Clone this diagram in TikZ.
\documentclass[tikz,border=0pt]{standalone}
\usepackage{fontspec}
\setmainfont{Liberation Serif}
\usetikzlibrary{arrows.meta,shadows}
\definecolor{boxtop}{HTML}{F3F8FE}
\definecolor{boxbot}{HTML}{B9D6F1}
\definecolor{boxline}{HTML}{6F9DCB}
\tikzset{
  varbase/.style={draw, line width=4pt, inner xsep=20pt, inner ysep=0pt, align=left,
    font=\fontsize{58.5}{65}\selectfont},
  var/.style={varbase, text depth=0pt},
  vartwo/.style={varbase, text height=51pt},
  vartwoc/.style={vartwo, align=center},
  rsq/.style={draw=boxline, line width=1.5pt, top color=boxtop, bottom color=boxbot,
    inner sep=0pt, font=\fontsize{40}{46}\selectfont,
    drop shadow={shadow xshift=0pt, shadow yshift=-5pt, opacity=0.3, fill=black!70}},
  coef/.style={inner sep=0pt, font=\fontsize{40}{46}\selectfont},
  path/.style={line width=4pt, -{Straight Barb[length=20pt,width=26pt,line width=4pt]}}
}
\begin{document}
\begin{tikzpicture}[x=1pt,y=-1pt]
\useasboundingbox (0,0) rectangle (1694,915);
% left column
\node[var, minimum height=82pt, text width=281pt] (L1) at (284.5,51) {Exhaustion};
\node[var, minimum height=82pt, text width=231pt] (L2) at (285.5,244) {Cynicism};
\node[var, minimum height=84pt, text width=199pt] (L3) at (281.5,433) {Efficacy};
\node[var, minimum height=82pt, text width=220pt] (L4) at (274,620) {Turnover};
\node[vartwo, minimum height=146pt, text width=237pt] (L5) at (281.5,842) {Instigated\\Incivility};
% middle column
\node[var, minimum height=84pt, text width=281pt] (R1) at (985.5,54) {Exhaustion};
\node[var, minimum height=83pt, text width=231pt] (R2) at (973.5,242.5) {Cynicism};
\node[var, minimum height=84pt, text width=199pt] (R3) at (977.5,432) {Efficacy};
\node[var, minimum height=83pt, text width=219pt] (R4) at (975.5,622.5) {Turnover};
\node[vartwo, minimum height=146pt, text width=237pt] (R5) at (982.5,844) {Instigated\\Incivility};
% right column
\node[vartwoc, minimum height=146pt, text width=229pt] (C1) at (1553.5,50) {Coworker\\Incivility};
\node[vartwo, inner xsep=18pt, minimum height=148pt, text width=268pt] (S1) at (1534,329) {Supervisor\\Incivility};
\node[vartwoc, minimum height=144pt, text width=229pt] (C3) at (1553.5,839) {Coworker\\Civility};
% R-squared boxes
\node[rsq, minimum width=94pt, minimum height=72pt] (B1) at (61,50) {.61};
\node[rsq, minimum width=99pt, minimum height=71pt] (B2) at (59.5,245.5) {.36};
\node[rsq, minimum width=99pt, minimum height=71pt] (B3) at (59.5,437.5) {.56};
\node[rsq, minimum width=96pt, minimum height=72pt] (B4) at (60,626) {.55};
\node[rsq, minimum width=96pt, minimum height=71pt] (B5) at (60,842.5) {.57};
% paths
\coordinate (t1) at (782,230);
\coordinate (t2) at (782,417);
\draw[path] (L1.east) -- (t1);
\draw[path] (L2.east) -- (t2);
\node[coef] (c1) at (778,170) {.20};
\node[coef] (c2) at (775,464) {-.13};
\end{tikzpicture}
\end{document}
--
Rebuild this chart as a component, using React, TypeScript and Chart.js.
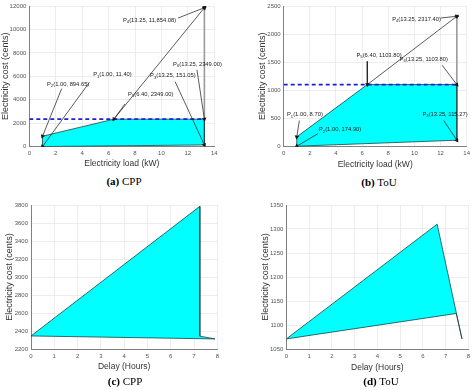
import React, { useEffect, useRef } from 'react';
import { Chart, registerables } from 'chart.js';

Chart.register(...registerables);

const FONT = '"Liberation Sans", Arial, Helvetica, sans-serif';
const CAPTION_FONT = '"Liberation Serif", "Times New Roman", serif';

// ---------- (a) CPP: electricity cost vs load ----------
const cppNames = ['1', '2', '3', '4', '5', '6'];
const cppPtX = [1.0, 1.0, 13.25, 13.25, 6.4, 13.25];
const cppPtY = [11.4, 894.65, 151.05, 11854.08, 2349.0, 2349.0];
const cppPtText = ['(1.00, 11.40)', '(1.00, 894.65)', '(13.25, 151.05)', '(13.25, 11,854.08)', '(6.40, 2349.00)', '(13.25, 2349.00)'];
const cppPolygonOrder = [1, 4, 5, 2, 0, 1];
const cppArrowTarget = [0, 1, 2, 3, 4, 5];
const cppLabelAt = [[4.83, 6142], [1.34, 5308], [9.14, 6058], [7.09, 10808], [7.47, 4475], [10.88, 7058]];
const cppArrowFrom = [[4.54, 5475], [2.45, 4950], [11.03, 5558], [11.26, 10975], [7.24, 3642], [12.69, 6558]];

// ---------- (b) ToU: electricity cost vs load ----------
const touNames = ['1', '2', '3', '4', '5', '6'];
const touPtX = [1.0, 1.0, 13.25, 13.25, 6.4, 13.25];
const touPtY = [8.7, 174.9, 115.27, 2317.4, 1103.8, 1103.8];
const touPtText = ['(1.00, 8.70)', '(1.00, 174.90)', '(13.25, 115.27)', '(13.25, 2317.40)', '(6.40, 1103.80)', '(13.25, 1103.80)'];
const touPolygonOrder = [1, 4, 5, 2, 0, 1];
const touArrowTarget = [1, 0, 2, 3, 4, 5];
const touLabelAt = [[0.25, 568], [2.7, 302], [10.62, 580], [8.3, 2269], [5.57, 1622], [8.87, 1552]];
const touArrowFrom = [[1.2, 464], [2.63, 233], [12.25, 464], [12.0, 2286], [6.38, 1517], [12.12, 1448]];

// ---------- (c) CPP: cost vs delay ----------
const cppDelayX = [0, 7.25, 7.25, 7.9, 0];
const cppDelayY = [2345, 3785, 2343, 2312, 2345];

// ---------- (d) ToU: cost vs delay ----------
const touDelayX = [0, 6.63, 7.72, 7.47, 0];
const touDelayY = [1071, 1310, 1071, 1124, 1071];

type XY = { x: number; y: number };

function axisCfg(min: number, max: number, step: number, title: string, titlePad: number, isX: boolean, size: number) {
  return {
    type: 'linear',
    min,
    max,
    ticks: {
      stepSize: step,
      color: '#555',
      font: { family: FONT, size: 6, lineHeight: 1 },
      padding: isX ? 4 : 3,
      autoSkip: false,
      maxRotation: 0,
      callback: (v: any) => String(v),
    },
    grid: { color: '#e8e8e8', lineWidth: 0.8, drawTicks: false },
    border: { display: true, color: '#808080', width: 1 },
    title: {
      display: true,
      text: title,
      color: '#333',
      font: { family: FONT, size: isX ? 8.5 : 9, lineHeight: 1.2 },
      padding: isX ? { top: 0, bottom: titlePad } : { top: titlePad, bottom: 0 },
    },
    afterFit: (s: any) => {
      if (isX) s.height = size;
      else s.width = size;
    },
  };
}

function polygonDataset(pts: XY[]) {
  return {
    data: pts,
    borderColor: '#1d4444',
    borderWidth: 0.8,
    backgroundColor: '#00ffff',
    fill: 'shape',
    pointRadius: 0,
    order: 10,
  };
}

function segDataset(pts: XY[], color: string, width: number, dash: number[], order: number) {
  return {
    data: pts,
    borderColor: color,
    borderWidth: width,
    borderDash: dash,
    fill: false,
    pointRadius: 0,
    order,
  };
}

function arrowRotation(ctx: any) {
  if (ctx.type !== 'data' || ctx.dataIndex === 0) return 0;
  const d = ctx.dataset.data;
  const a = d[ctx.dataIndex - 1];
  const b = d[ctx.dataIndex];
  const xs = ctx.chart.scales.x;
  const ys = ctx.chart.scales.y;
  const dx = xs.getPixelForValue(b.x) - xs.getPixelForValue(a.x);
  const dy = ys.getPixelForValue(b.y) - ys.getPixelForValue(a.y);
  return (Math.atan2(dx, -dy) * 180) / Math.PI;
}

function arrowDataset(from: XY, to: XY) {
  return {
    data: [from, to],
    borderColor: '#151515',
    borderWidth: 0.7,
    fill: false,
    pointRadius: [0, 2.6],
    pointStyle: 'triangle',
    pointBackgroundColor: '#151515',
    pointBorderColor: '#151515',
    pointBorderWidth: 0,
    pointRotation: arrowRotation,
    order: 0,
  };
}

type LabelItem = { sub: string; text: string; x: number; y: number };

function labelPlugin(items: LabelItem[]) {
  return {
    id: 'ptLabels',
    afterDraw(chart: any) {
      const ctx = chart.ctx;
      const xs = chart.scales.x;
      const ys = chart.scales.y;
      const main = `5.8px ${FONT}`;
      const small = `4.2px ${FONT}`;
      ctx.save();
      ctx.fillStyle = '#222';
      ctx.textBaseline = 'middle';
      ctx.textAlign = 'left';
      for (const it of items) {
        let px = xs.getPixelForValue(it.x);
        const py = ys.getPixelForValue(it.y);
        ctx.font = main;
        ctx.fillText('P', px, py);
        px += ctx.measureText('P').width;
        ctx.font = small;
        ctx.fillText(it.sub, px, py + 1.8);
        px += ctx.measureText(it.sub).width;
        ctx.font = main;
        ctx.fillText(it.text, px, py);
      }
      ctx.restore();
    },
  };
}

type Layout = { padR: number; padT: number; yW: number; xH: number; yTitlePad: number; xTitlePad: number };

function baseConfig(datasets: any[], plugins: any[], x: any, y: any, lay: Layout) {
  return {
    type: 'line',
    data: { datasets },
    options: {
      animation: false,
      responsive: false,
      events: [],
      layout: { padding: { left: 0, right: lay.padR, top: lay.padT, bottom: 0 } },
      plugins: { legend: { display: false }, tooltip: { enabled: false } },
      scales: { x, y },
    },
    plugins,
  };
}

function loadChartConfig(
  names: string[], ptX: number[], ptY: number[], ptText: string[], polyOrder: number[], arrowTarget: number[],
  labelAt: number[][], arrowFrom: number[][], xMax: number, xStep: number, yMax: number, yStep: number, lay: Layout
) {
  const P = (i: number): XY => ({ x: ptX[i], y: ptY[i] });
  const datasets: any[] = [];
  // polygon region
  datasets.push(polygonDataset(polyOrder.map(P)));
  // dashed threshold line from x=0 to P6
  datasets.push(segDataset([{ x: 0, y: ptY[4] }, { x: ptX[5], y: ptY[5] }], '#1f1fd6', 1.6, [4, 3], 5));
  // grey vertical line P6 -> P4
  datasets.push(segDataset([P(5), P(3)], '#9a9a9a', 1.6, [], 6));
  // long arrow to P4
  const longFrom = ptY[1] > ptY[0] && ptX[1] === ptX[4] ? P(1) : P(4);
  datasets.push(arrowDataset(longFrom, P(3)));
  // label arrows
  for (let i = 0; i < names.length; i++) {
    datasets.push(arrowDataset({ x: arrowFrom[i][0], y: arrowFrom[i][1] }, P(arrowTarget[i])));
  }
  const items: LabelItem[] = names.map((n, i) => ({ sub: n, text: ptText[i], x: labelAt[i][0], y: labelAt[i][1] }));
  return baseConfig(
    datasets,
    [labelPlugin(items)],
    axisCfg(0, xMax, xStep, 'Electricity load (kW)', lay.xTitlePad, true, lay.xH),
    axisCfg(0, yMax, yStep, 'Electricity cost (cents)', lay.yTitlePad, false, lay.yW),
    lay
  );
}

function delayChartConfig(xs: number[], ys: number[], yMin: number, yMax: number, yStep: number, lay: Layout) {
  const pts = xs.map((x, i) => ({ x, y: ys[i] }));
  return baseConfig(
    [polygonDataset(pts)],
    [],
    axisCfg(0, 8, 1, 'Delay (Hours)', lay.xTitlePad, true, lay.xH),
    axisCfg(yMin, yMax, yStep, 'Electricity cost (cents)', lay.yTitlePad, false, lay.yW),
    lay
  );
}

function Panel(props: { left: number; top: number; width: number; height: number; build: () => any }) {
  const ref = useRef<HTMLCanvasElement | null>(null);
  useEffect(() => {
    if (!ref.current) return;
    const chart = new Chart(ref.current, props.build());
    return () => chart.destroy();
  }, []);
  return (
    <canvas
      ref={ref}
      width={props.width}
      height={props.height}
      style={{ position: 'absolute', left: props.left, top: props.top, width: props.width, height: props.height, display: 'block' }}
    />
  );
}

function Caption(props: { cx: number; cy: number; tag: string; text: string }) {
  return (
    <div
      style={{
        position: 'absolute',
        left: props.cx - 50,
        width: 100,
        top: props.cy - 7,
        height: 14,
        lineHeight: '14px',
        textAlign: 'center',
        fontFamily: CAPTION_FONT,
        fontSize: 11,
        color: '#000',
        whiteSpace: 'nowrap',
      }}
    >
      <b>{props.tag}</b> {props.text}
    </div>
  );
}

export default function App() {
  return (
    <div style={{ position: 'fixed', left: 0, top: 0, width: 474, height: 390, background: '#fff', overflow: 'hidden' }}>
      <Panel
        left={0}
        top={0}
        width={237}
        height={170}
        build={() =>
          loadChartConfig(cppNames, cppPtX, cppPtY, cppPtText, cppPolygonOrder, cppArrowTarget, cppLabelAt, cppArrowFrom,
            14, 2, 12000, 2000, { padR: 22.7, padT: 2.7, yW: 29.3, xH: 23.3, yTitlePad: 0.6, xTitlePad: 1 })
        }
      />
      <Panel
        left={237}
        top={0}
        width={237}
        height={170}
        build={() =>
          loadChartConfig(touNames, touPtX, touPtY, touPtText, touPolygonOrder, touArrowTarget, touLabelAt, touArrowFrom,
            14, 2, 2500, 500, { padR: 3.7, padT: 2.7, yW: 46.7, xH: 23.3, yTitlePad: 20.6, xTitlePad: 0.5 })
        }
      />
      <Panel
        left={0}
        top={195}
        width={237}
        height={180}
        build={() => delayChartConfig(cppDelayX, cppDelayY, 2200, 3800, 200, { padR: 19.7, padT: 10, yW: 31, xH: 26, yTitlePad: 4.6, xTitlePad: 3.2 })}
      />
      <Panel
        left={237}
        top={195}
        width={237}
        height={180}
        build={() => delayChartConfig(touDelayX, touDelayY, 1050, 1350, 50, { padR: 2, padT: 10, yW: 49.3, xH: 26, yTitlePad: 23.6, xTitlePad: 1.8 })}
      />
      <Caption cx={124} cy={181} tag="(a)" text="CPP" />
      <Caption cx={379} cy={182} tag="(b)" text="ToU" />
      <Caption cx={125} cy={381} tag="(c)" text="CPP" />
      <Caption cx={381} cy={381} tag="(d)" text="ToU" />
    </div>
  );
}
* * *
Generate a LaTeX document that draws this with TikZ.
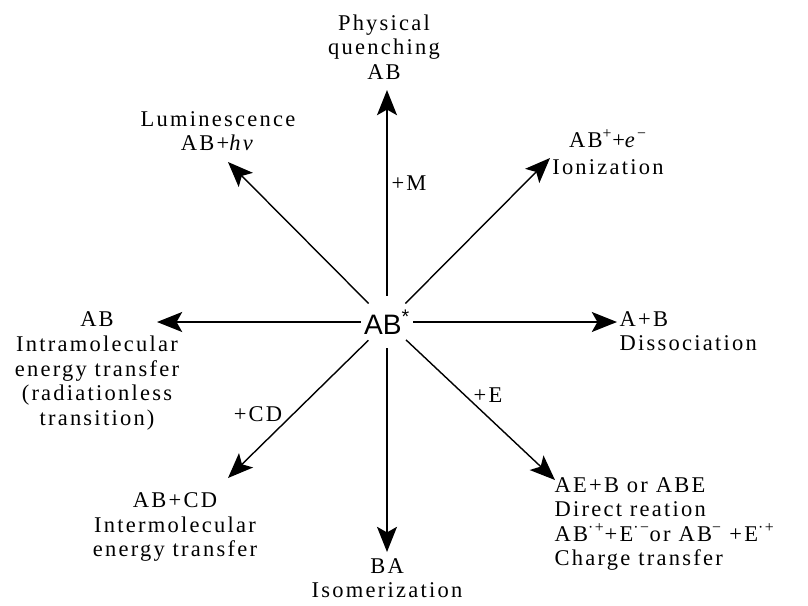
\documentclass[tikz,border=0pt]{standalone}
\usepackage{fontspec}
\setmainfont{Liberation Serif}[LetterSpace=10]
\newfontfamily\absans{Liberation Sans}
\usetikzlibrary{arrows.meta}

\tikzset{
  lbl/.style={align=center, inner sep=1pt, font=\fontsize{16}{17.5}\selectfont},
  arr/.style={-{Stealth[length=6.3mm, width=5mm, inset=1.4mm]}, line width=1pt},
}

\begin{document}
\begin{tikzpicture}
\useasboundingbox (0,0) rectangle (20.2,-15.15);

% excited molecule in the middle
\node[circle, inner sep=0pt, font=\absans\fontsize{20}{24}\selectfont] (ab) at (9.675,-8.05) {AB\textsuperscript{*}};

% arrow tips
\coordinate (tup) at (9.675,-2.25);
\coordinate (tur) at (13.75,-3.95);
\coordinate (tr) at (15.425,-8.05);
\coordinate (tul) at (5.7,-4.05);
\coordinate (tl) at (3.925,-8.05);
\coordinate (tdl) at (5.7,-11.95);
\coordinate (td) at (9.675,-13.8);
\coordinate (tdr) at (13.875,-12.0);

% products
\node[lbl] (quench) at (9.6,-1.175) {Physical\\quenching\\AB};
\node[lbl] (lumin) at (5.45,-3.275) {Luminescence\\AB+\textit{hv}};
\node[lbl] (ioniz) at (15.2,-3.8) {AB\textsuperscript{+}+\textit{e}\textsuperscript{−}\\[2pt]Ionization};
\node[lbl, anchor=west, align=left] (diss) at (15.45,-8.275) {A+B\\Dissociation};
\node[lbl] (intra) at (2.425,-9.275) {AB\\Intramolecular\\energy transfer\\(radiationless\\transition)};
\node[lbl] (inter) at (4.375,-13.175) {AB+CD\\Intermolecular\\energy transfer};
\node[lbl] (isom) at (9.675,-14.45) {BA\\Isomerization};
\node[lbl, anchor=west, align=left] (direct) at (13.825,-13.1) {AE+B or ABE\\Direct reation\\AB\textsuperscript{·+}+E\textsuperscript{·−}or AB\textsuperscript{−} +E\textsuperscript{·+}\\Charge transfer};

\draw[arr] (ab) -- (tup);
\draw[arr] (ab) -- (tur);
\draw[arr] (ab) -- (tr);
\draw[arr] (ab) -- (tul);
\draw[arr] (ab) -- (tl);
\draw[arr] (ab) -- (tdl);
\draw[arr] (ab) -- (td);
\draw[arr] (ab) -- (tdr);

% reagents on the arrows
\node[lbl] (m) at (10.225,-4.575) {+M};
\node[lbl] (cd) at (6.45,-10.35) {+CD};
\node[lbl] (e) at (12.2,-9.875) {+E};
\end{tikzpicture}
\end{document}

• The exercise
Pictures do not belong in the copy. Reproduce exactly the lines from the one with "Rebuild this chart" to the one with "1517], [12.12, 1448]];", both lines included.

• Response
Rebuild this chart as a component, using React, TypeScript and Chart.js.
import React, { useEffect, useRef } from 'react';
import { Chart, registerables } from 'chart.js';

Chart.register(...registerables);

const FONT = '"Liberation Sans", Arial, Helvetica, sans-serif';
const CAPTION_FONT = '"Liberation Serif", "Times New Roman", serif';

// ---------- (a) CPP: electricity cost vs load ----------
const cppNames = ['1', '2', '3', '4', '5', '6'];
const cppPtX = [1.0, 1.0, 13.25, 13.25, 6.4, 13.25];
const cppPtY = [11.4, 894.65, 151.05, 11854.08, 2349.0, 2349.0];
const cppPtText = ['(1.00, 11.40)', '(1.00, 894.65)', '(13.25, 151.05)', '(13.25, 11,854.08)', '(6.40, 2349.00)', '(13.25, 2349.00)'];
const cppPolygonOrder = [1, 4, 5, 2, 0, 1];
const cppArrowTarget = [0, 1, 2, 3, 4, 5];
const cppLabelAt = [[4.83, 6142], [1.34, 5308], [9.14, 6058], [7.09, 10808], [7.47, 4475], [10.88, 7058]];
const cppArrowFrom = [[4.54, 5475], [2.45, 4950], [11.03, 5558], [11.26, 10975], [7.24, 3642], [12.69, 6558]];

// ---------- (b) ToU: electricity cost vs load ----------
const touNames = ['1', '2', '3', '4', '5', '6'];
const touPtX = [1.0, 1.0, 13.25, 13.25, 6.4, 13.25];
const touPtY = [8.7, 174.9, 115.27, 2317.4, 1103.8, 1103.8];
const touPtText = ['(1.00, 8.70)', '(1.00, 174.90)', '(13.25, 115.27)', '(13.25, 2317.40)', '(6.40, 1103.80)', '(13.25, 1103.80)'];
const touPolygonOrder = [1, 4, 5, 2, 0, 1];
const touArrowTarget = [1, 0, 2, 3, 4, 5];
const touLabelAt = [[0.25, 568], [2.7, 302], [10.62, 580], [8.3, 2269], [5.57, 1622], [8.87, 1552]];
const touArrowFrom = [[1.2, 464], [2.63, 233], [12.25, 464], [12.0, 2286], [6.38, 1517], [12.12, 1448]];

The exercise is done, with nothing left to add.